As concerns about climate change and environmental degradation continue to escalate, the cryptocurrency industry is experiencing a paradigm shift. While digital assets have long faced criticism for their energy consumption—particularly those using proof-of-work (PoW) consensus algorithms like Bitcoin—new technologies are paving the way for a more sustainable future. Enter green cryptocurrencies: a new generation of blockchain-based currencies designed with energy efficiency and eco-conscious principles at their core.
A New Era in Blockchain
Green cryptocurrencies distinguish themselves through the use of low-energy consensus mechanisms, such as Proof of Stake (PoS), Delegated Proof of Stake (DPoS), or newer, even more efficient models like Proof of Authority (PoA) and Proof of Space and Time. These alternatives to traditional PoW drastically reduce the energy requirements to validate transactions and maintain the network.

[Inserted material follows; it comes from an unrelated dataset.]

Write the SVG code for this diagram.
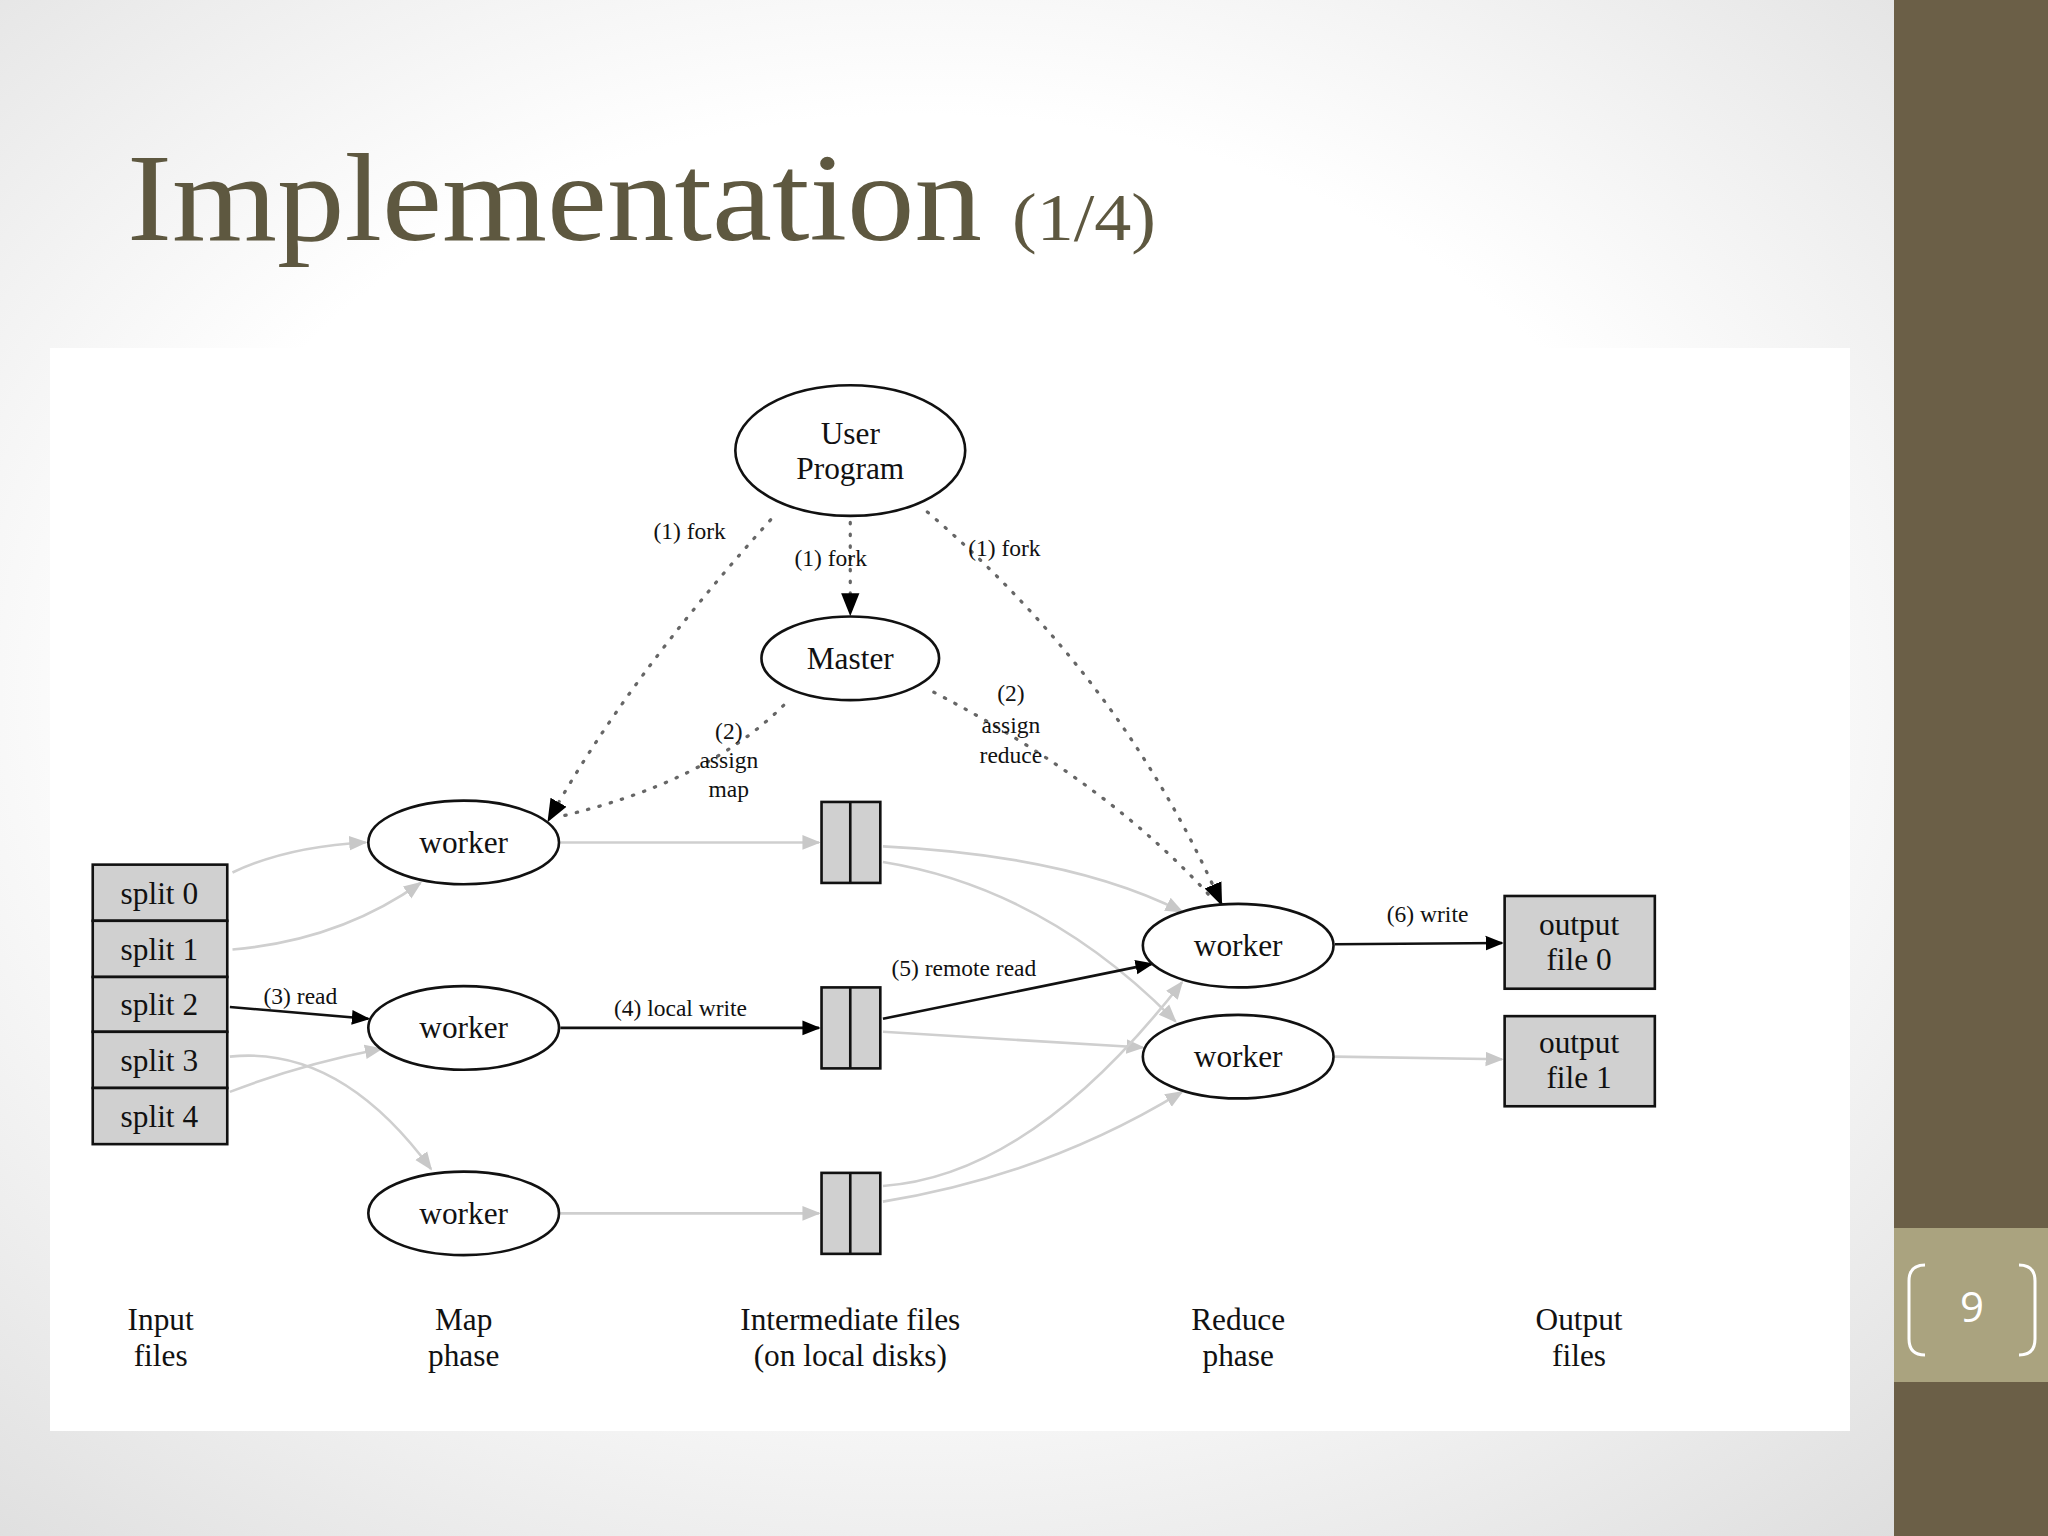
<svg xmlns="http://www.w3.org/2000/svg" width="2048" height="1536" viewBox="0 0 2048 1536">
<defs>
<radialGradient id="bg" cx="0.45" cy="0.45" r="0.75"><stop offset="0.5" stop-color="#ffffff"/><stop offset="1" stop-color="#dcdcdc"/></radialGradient>
<marker id="ab" viewBox="0 0 10 10" refX="9" refY="5" markerWidth="7" markerHeight="7" orient="auto"><path d="M0,1 L10,5 L0,9 z" fill="#000"/></marker>
<marker id="ag" viewBox="0 0 10 10" refX="9" refY="5" markerWidth="7" markerHeight="7" orient="auto"><path d="M0,1 L10,5 L0,9 z" fill="#c8c8c8"/></marker>
<style>
.t{font-family:"Liberation Serif",serif;font-size:24px;fill:#111;text-anchor:middle}
.s{font-family:"Liberation Serif",serif;font-size:18px;fill:#111;text-anchor:middle}
.e{fill:#fff;stroke:#111;stroke-width:2}
.b{fill:#d0d0d0;stroke:#111;stroke-width:2}
.g{fill:none;stroke:#cfcfcf;stroke-width:2;marker-end:url(#ag)}
.k{fill:none;stroke:#111;stroke-width:2;marker-end:url(#ab)}
.d{fill:none;stroke:#666;stroke-width:2.5;stroke-dasharray:1 8;stroke-linecap:round}
</style>
</defs>
<rect width="2048" height="1536" fill="url(#bg)"/>
<rect x="1894" y="0" width="154" height="1536" fill="#6b5f47"/>
<rect x="1894" y="1228" width="154" height="154" fill="#aaa37f"/>
<text x="1972" y="1322" font-family="Open Sans, sans-serif" font-size="42" fill="#fff" text-anchor="middle">9</text>
<path d="M1925,1265 q-16,0 -16,16 v58 q0,16 16,16" fill="none" stroke="#fff" stroke-width="3"/>
<path d="M2019,1265 q16,0 16,16 v58 q0,16 -16,16" fill="none" stroke="#fff" stroke-width="3"/>
<text x="127" y="240" font-family="Liberation Serif, serif" font-size="124" fill="#5e5840" textLength="855" lengthAdjust="spacingAndGlyphs">Implementation</text>
<text x="1012" y="240" font-family="Liberation Serif, serif" font-size="68" fill="#5e5840" textLength="144" lengthAdjust="spacingAndGlyphs">(1/4)</text>
<rect x="50" y="348" width="1800" height="1083" fill="#fff"/>
<g transform="scale(1.3061)">
<g id="connectors">
<path class="d" d="M590,398 Q480,520 420,628" marker-end="url(#ab)"/>
<path class="d" d="M651,400 L651,470" marker-end="url(#ab)"/>
<path class="d" d="M710,392 Q860,520 935,692" marker-end="url(#ab)"/>
<path class="d" d="M600,540 Q540,600 425,626"/>
<path class="d" d="M715,530 Q850,600 930,690"/>
<path class="g" d="M178,668 Q220,648 280,645"/>
<path class="g" d="M178,727 Q260,720 322,676"/>
<path class="k" d="M176,771 L282,780"/>
<path class="g" d="M176,809 Q260,800 330,895"/>
<path class="g" d="M176,836 Q230,815 292,803"/>
<path class="g" d="M429,645 L627,645"/>
<path class="k" d="M429,787 L627,787"/>
<path class="g" d="M429,929 L627,929"/>
<path class="g" d="M676,648 Q820,655 905,698"/>
<path class="g" d="M676,660 Q800,680 900,782"/>
<path class="k" d="M676,780 L882,738"/>
<path class="g" d="M676,790 L875,802"/>
<path class="g" d="M676,908 Q790,900 905,752"/>
<path class="g" d="M676,920 Q800,900 905,836"/>
<path class="k" d="M1022,723 L1150,722"/>
<path class="g" d="M1022,809 L1150,811"/>
</g>
<text class="s" x="528" y="413">(1) fork</text>
<text class="s" x="636" y="433">(1) fork</text>
<text class="s" x="769" y="426">(1) fork</text>
<text class="s" x="558" y="566">(2)</text><text class="s" x="558" y="588">assign</text><text class="s" x="558" y="610">map</text>
<text class="s" x="774" y="537">(2)</text><text class="s" x="774" y="561">assign</text><text class="s" x="774" y="584">reduce</text>
<text class="s" x="230" y="769">(3) read</text>
<text class="s" x="521" y="778">(4) local write</text>
<text class="s" x="738" y="747">(5) remote read</text>
<text class="s" x="1093" y="706">(6) write</text>
<g id="user"><ellipse class="e" cx="651" cy="345" rx="88" ry="50"/><text class="t" x="651" y="340">User</text><text class="t" x="651" y="367">Program</text></g>
<g id="master"><ellipse class="e" cx="651" cy="504" rx="68" ry="32"/><text class="t" x="651" y="512">Master</text></g>
<g id="mw1"><ellipse class="e" cx="355" cy="645" rx="73" ry="32"/><text class="t" x="355" y="653">worker</text></g>
<g id="mw2"><ellipse class="e" cx="355" cy="787" rx="73" ry="32"/><text class="t" x="355" y="795">worker</text></g>
<g id="mw3"><ellipse class="e" cx="355" cy="929" rx="73" ry="32"/><text class="t" x="355" y="937">worker</text></g>
<g id="rw1"><ellipse class="e" cx="948" cy="724" rx="73" ry="32"/><text class="t" x="948" y="732">worker</text></g>
<g id="rw2"><ellipse class="e" cx="948" cy="809" rx="73" ry="32"/><text class="t" x="948" y="817">worker</text></g>
<g id="splits">
<rect class="b" x="71" y="662" width="103" height="43"/><text class="t" x="122" y="692">split 0</text>
<rect class="b" x="71" y="705" width="103" height="43"/><text class="t" x="122" y="735">split 1</text>
<rect class="b" x="71" y="748" width="103" height="42"/><text class="t" x="122" y="777">split 2</text>
<rect class="b" x="71" y="790" width="103" height="43"/><text class="t" x="122" y="820">split 3</text>
<rect class="b" x="71" y="833" width="103" height="43"/><text class="t" x="122" y="863">split 4</text>
</g>
<g id="if1"><rect class="b" x="629" y="614" width="45" height="62"/><line x1="651" y1="614" x2="651" y2="676" stroke="#111" stroke-width="2"/></g>
<g id="if2"><rect class="b" x="629" y="756" width="45" height="62"/><line x1="651" y1="756" x2="651" y2="818" stroke="#111" stroke-width="2"/></g>
<g id="if3"><rect class="b" x="629" y="898" width="45" height="62"/><line x1="651" y1="898" x2="651" y2="960" stroke="#111" stroke-width="2"/></g>
<g id="out0"><rect class="b" x="1152" y="686" width="115" height="71"/><text class="t" x="1209" y="716">output</text><text class="t" x="1209" y="743">file 0</text></g>
<g id="out1"><rect class="b" x="1152" y="778" width="115" height="69"/><text class="t" x="1209" y="806">output</text><text class="t" x="1209" y="833">file 1</text></g>
<text class="t" x="123" y="1018">Input</text><text class="t" x="123" y="1046">files</text>
<text class="t" x="355" y="1018">Map</text><text class="t" x="355" y="1046">phase</text>
<text class="t" x="651" y="1018">Intermediate files</text><text class="t" x="651" y="1046">(on local disks)</text>
<text class="t" x="948" y="1018">Reduce</text><text class="t" x="948" y="1046">phase</text>
<text class="t" x="1209" y="1018">Output</text><text class="t" x="1209" y="1046">files</text>
</g>
</svg>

For example, Ethereum’s much-anticipated transition from PoW to PoS via the Merge in 2022 resulted in an estimated 99.95% reduction in energy consumption. This was a landmark moment for the industry and a clear signal that sustainability is not only possible but already happening.
The Rise of Eco-Friendly Coins
Numerous blockchain projects are now built from the ground up with sustainability in mind. Some notable examples include:
-
Chia (XCH) – Uses a “proof of space and time” mechanism, which relies on unused storage space rather than raw computing power.
-
Algorand (ALGO) – A carbon-negative blockchain thanks to its efficient consensus model and partnerships with climate-focused organizations.
-
Nano (XNO) – With no mining and minimal hardware requirements, Nano offers fee-less transactions and negligible environmental impact.
These coins are not just environmentally friendly—they’re also fast, scalable, and often cheaper to use than legacy blockchain systems.
Why It Matters
The environmental footprint of traditional crypto mining operations has drawn significant backlash, even prompting government crackdowns in countries like China and Kazakhstan. By contrast, green cryptocurrencies offer a solution that aligns better with global ESG (Environmental, Social, and Governance) goals and the increasing demand for sustainability in digital finance.
Investors and institutions are also taking note. With ESG factors becoming key metrics in portfolio selection, green crypto projects are likely to gain a competitive edge in both capital markets and public opinion. Moreover, their energy-efficient models could be more adaptable to future regulatory environments.
Challenges Ahead
Despite the momentum, green cryptocurrencies still face hurdles. Adoption remains limited compared to dominant players like Bitcoin, and market awareness of eco-alternatives is still growing. Additionally, while PoS and other mechanisms are more energy-efficient, they’re not without trade-offs—such as concerns over centralization and the risk of large stakeholders dominating networks.
Looking Forward
The shift toward sustainable blockchain solutions is no longer a speculative idea—it’s a necessity. As the digital economy expands and global environmental pressures intensify, the future of cryptocurrency may well depend on how quickly and effectively the industry embraces eco-friendly innovation.
Green cryptocurrencies are more than a trend; they represent the next logical step in crypto evolution—where technological advancement and environmental stewardship move hand in hand.